Friday, June 24, 2011

Utopia: A Healthy Society

David Cameron intends to complete the ruling class demolition of the NHS
The British National Health Service (NHS) is often described as being one of the best in the world. If it is, that really doesn't say much for the rest. The NHS is in deep crisis - it's starved of funds, and the coalition government is determined to accelerate Labour's privatisation of healthcare.

A personal example can help to show the current state of things. I have two large and prominent varicose veins on my left leg, which I have had since I was a teenager - more than a decade. Over the last year, I've started to get some discomfort in them, so I went to my doctor, who referred me to a specialist. I was given a forty-five minute ultrasound scan on my leg, similar to what pregnant women have on their wombs. After the scan, the specialist told me that an operation was "definitely" needed, because far from being cosmetic, it will be a "serious health risk" in years to come.
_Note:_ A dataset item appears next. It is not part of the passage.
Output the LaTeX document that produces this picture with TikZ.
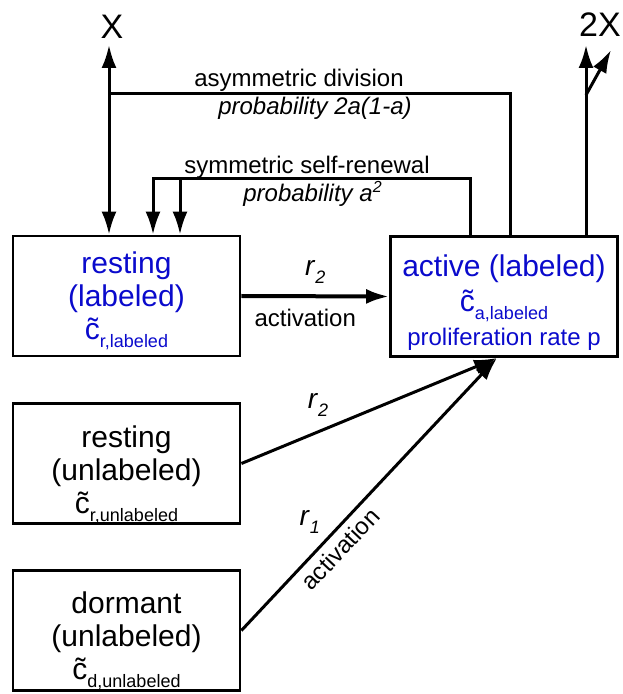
\documentclass[tikz,border=0pt]{standalone}
\usepackage{fontspec}
\setmainfont{Liberation Sans}
\usepackage{tikz}
\usetikzlibrary{arrows.meta}
\definecolor{cellblue}{HTML}{0A0ACC}
\newcommand{\ctilde}[1]{\~{c}\raisebox{-4pt}{\fontsize{9}{9}\selectfont #1}}
\newcommand{\rate}[1]{\textit{r}\raisebox{-4pt}{\fontsize{9}{9}\selectfont\textit{#1}}}

\begin{document}
\begin{tikzpicture}[x=0.5pt, y=-0.5pt, line width=1.5pt, >={Latex[length=11.5pt,width=7.5pt]},
  cellbox/.style={draw, line width=1.4pt, minimum width=113.5pt, minimum height=60pt, align=center, inner sep=0pt, font=\fontsize{15}{16.5}\selectfont},
  lbl/.style={inner sep=1pt, font=\fontsize{12}{13}\selectfont},
  prob/.style={inner sep=1pt, font=\fontsize{12}{13}\selectfont\itshape},
  ratelbl/.style={inner sep=0pt, font=\fontsize{14}{14}\selectfont},
  endlbl/.style={inner sep=0pt, font=\fontsize{17}{18}\selectfont}]
\useasboundingbox (0,0) rectangle (622,694);

\node[cellbox, text=cellblue] (restlab) at (126.5,296) {\rule{0pt}{16pt}resting\\(labeled)\\\ctilde{r,labeled}};
\node[cellbox, text=cellblue] (actlab) at (504,296.5) {\rule{0pt}{16.5pt}active (labeled)\\[1pt]\ctilde{a,labeled}\\[0.5pt]{\fontsize{12}{13}\selectfont proliferation rate p}};
\node[cellbox] (restunl) at (126.5,463.5) {\rule{0pt}{22pt}resting\\(unlabeled)\\\ctilde{r,unlabeled}};
\node[cellbox] (dormunl) at (126.5,630.5) {\rule{0pt}{21pt}dormant\\(unlabeled)\\\ctilde{d,unlabeled}};

\node[endlbl] (xout) at (112,27) {X};
\node[endlbl] (twoxout) at (600,25) {2X};

\coordinate (xtip) at (109,45);
\coordinate (asyl) at (109,94);
\coordinate (asyr) at (510,94);
\coordinate (syml) at (153,179);
\coordinate (symm) at (180,179);
\coordinate (symr) at (470,179);
\coordinate (twotip) at (586,45);
\coordinate (twofork) at (586,95);
\coordinate (twoside) at (611,50);
\coordinate (actin) at (497,358);

\draw[<->] (xtip) -- (xtip |- restlab.north);
\draw (asyl) -- (asyr) -- (asyr |- actlab.north);
\node[lbl] (asytxt) at (299,80) {asymmetric division};
\node[prob] (asyprob) at (315,108) {probability 2a(1-a)};

\draw[->] (symr |- actlab.north) -- (symr) -- (syml) -- (syml |- restlab.north);
\draw[->] (symm) -- (symm |- restlab.north);
\node[lbl] (symtxt) at (307,167) {symmetric self-renewal};
\node[prob] (symprob) at (313,194) {probability a\textsuperscript{2}};

\draw[->] (actlab.north -| twotip) -- (twotip);
\draw[->] (twofork) -- (twoside);

\draw[->, line width=2pt] (restlab.east) -- (actlab.west)
  node[midway, ratelbl, yshift=12pt] (ratetop) {\rate{2}}
  node[midway, lbl, xshift=-5pt, yshift=-11pt] (acttop) {activation};
\draw[->] (restunl.east) -- (actin)
  node[pos=0.3, ratelbl, yshift=13.5pt] (ratemid) {\rate{2}};
\draw[->] (dormunl.east) -- (actin)
  node[pos=0.34, below=2pt, sloped, lbl] (actlow) {activation}
  node[pos=0.4, ratelbl, xshift=-17pt] (ratelow) {\rate{1}};
\end{tikzpicture}
\end{document}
Ulceration and blood clotting are a strong possibility.

Last week I had a follow-up appointment at the clinic. I was told that the local Primary Care Trust had recently withdrawn funding for varicose vein operations. The specialist had apparently appealed, but his concerns had apparently been dismissed with the not very reassuring words: "it's not life-threatening in the short term".
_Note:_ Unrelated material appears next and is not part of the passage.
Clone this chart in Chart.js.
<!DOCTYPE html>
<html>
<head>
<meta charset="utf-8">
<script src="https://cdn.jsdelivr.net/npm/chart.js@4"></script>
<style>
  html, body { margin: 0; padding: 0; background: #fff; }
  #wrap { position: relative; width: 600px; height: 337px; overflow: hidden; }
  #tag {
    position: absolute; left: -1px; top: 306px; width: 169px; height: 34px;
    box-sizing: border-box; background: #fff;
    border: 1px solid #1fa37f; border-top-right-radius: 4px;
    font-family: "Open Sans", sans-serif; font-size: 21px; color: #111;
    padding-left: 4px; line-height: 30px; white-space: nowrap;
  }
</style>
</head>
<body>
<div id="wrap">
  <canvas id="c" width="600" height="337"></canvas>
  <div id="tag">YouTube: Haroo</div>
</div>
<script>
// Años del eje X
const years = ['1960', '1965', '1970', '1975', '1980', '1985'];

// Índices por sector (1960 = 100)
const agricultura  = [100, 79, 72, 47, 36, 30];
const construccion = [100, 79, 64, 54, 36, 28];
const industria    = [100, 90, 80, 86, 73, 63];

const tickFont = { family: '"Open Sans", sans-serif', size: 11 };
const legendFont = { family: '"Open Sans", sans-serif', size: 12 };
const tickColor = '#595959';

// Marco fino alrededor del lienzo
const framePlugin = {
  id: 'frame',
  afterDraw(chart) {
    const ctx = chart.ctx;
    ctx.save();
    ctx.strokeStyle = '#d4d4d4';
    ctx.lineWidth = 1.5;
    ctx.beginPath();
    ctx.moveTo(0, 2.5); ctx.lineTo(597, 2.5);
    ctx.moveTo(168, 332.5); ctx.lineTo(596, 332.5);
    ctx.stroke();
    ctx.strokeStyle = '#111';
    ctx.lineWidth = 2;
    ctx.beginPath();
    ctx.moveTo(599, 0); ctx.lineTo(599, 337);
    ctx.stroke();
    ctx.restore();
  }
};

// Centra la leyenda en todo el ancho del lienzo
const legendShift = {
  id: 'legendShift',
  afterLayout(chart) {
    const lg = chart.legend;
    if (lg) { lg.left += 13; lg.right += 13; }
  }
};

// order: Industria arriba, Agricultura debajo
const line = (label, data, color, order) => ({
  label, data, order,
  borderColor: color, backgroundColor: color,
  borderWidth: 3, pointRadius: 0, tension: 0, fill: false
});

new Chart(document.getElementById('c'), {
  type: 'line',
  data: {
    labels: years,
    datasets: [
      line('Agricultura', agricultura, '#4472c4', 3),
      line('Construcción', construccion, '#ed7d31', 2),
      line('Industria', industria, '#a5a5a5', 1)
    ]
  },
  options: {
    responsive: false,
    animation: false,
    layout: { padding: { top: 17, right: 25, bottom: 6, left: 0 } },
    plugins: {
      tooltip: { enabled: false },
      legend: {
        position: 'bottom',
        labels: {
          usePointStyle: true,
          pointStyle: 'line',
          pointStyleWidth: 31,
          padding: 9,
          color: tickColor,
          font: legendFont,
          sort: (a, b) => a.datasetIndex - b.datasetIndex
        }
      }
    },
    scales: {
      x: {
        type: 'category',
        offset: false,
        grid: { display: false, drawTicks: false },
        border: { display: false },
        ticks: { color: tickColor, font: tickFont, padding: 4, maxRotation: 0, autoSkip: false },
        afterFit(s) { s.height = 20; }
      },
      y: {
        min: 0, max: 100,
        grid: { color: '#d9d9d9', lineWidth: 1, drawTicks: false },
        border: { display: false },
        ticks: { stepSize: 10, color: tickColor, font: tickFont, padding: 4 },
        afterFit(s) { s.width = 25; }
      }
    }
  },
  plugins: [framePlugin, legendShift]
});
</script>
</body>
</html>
That sentence reveals so much. Because the government is restricting funds to the NHS in the wake of the international financial crisis, only immediately "life-threatening" conditions are being treated for free. The logical outcome of this process is hospitals being reduced to emergency rooms - much like in the United States.

Of course, the NHS of today is a far cry from the NHS that was founded in 1948, as part of the post-war Beveridge concessions won by the working class. At the launch of the service, Health Minister Aneurin Bevan declared its three core principles to be:
  • That it meet the needs of everyone
  • That it be free at the point of delivery
  • That it be based on clinical need, not ability to pay
My case - so typical of many others around the country - shows that these principles are dead. It doesn't meet my need to have an important operation, because I have an inability to pay an estimated £2,000.

The NHS didn't die overnight when David Cameron became Prime Minister. The three principles have been under ruling class since the day the concessions were granted. Much of the work was done by Tony Blair's Labour government of the early noughties, but Labour started demolishing the project with which it is most associated in 1952, when a one shilling charge per prescription form was introduced. That's just over a pound in today's money, but the English charge is currently £7.40 per item. Many amongst the working poor go without the medicine they need. And a recent survey found that many British people consider dental treatment a "luxury".

Communists want to see free medical treatment for everyone. That would mean everyone would get the operations they need, no matter whether the condition is immediately life-threatening or just irritating. Everyone would be able to get the prescription drugs they need, without worrying about where the money's going to come from. And everyone would be able to get dental care. Preventative care would be hugely increased, and the negative environmental factors associated with the capitalist system - stress, pollution, food additives - would be eliminated.